The DPA will perform due diligence on the submitted forms before authorizing the gross payment. This due diligence includes verifying the signature, checking the completeness of the TIN, and confirming the validity of the TRC. Any material error on the forms will result in the DWT being withheld, necessitating the slow refund route.

Obligations of the Dividend Paying Company

The primary obligation of the Irish-resident company, or its Dividend Paying Agent, is to calculate and deduct DWT at the 25% standard rate. This deduction is mandatory for every distribution unless a valid and correctly completed exemption form is on file. The company acts as the Revenue’s agent in this collection process.

Once the tax is withheld, the company must remit the total amount to the Irish Revenue Commissioners. This remittance must be made within a strict timeframe, typically 14 days following the end of the month in which the dividend was paid. Failure to remit on time results in statutory interest and penalties.

The company is also responsible for specific reporting obligations related to the DWT. The primary requirement involves the filing of Form F50 with the Irish Revenue Commissioners. This Form F50 details the aggregate amount of DWT withheld and the corresponding gross distribution amounts for the reporting period.

The accurate filing of Form F50 is essential for the Revenue to reconcile the tax paid by the company with the tax liability of the shareholders. The company must maintain meticulous records of all exemption forms received from shareholders. These records must be held for the statutory audit period, typically six years, to substantiate every gross payment made.

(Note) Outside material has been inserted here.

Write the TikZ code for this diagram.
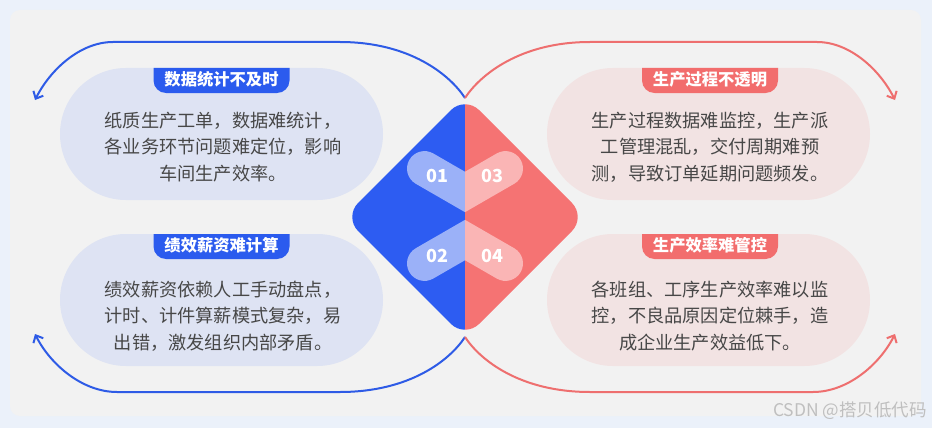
\documentclass[tikz,border=0pt]{standalone}
\usepackage{fontspec}
\setmainfont{Noto Sans CJK SC}
\usetikzlibrary{arrows.meta}
\definecolor{outerbg}{HTML}{EBF1FA}
\definecolor{panel}{HTML}{F2F2F2}
\definecolor{pillL}{HTML}{DEE3F3}
\definecolor{pillR}{HTML}{F2E3E3}
\definecolor{badgeB}{HTML}{2B5BEE}
\definecolor{badgeR}{HTML}{F26D6D}
\definecolor{diaB}{HTML}{2D5CF2}
\definecolor{diaR}{HTML}{F57373}
\definecolor{armB}{HTML}{9BB1F8}
\definecolor{armR}{HTML}{FAB5B5}
\definecolor{lineB}{HTML}{2E5BE6}
\definecolor{lineR}{HTML}{EE6F6F}
\definecolor{txt}{HTML}{474747}
\begin{document}
\begin{tikzpicture}[x=1pt,y=-1pt,
  pill/.style={rounded corners=66pt, minimum width=323pt, minimum height=132pt, inner sep=0pt},
  body/.style={align=center, text=txt, font=\fontsize{18.2}{26.5}\selectfont, inner sep=0pt},
  badgetext/.style={text=white, font=\bfseries\fontsize{16.3}{18}\selectfont, inner sep=0pt},
  num/.style={text=white, font=\bfseries\fontsize{18}{20}\selectfont, inner sep=0pt},
  conn/.style={line width=2pt, -{Straight Barb[length=6pt,width=11pt,line width=2pt]}},
  arm/.style={line width=35pt, line cap=round}]
\useasboundingbox (0,0) rectangle (932,428);
\fill[outerbg] (0,0) rectangle (932,428);
\fill[panel, rounded corners=10pt] (10,10) rectangle (921,416);

% pills
\node[pill, fill=pillL] (p1) at (221.5,134) {};
\node[pill, fill=pillL] (p2) at (221.5,300) {};
\node[pill, fill=pillR] (p3) at (708.5,134) {};
\node[pill, fill=pillR] (p4) at (708.5,300) {};

% badges
\fill[badgeB] (153.5,68) -- (289.5,68) -- (289.5,80.5) arc[start angle=0,end angle=90,radius=12.5] -- (166,93) arc[start angle=90,end angle=180,radius=12.5] -- cycle;
\fill[badgeB] (153.5,234) -- (289.5,234) -- (289.5,246.5) arc[start angle=0,end angle=90,radius=12.5] -- (166,259) arc[start angle=90,end angle=180,radius=12.5] -- cycle;
\fill[badgeR] (642,68) -- (778,68) -- (778,80.5) arc[start angle=0,end angle=90,radius=12.5] -- (654.5,93) arc[start angle=90,end angle=180,radius=12.5] -- cycle;
\fill[badgeR] (642,234) -- (778,234) -- (778,246.5) arc[start angle=0,end angle=90,radius=12.5] -- (654.5,259) arc[start angle=90,end angle=180,radius=12.5] -- cycle;
\node[badgetext] (b1) at (221.5,79.5) {数据统计不及时};
\node[badgetext] (b2) at (221.5,245.5) {绩效薪资难计算};
\node[badgetext] (b3) at (710,79.5) {生产过程不透明};
\node[badgetext] (b4) at (710,245.5) {生产效率难管控};

% body texts
\node[body] (d1) at (223,147) {纸质生产工单，数据难统计，\\各业务环节问题难定位，影响\\车间生产效率。};
\node[body] (d2) at (223,316) {绩效薪资依赖人工手动盘点，\\计时、计件算薪模式复杂，易\\出错，激发组织内部矛盾。};
\node[body] (d3) at (710,147) {生产过程数据难监控，生产派\\工管理混乱，交付周期难预\\测，导致订单延期问题频发。};
\node[body] (d4) at (710,316) {各班组、工序生产效率难以监\\控，不良品原因定位棘手，造\\成企业生产效益低下。};

% diamond
\begin{scope}
\clip (300,90) rectangle (465,345);
\fill[diaB, rounded corners=20pt] (465,96) -- (586,217) -- (465,338) -- (344,217) -- cycle;
\draw[armB, arm] (424.5,168.6) -- (485,203.5);
\draw[armB, arm] (424.5,263.4) -- (485,228.5);
\end{scope}
\begin{scope}
\clip (465,90) rectangle (630,345);
\fill[diaR, rounded corners=20pt] (465,96) -- (586,217) -- (465,338) -- (344,217) -- cycle;
\draw[armR, arm] (505.5,168.6) -- (445,203.5);
\draw[armR, arm] (505.5,263.4) -- (445,228.5);
\end{scope}
\node[num] (n1) at (437,176) {01};
\node[num] (n2) at (437,256) {02};
\node[num] (n3) at (492,176) {03};
\node[num] (n4) at (492,256) {04};

% connectors
\coordinate (topmeet) at (465,98);
\coordinate (botmeet) at (465,337);
\coordinate (tipTL) at (35,100);
\coordinate (tipBL) at (35,334);
\coordinate (tipTR) at (895,100);
\coordinate (tipBR) at (895,334);
\draw[lineB, conn] (topmeet) .. controls (450,75) and (410,42) .. (340,42) -- (113,42) .. controls (80,42) and (50,70) .. (tipTL);
\draw[lineB, conn] (botmeet) .. controls (450,360) and (410,392) .. (340,392) -- (117,392) .. controls (82,392) and (50,364) .. (tipBL);
\draw[lineR, conn] (topmeet) .. controls (480,75) and (520,42) .. (590,42) -- (817,42) .. controls (850,42) and (880,70) .. (tipTR);
\draw[lineR, conn] (botmeet) .. controls (480,360) and (520,392) .. (590,392) -- (813,392) .. controls (848,392) and (880,364) .. (tipBR);

% watermark
\node[anchor=east, text=black!25, font=\fontsize{17.5}{19}\selectfont, inner sep=0pt] (wm) at (927,411) {CSDN @搭贝低代码};
\end{tikzpicture}
\end{document}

The record-keeping obligation includes retaining the original Form V2A or V3 and the corresponding Tax Residency Certificates. The company must be able to prove to an auditor that every recipient who received a gross dividend was entitled to that status.

If the company fails to deduct DWT when it should have, the company itself is liable for the amount that should have been withheld. The company may also face penalties for non-compliance with the DWT regime. This liability places a high procedural requirement on the DPA’s verification process.

The DPA must issue a statement to all shareholders who have had DWT deducted from their payment. This statement confirms the gross dividend amount and the exact amount of DWT withheld. The shareholder uses this official statement to claim a foreign tax credit in their home jurisdiction.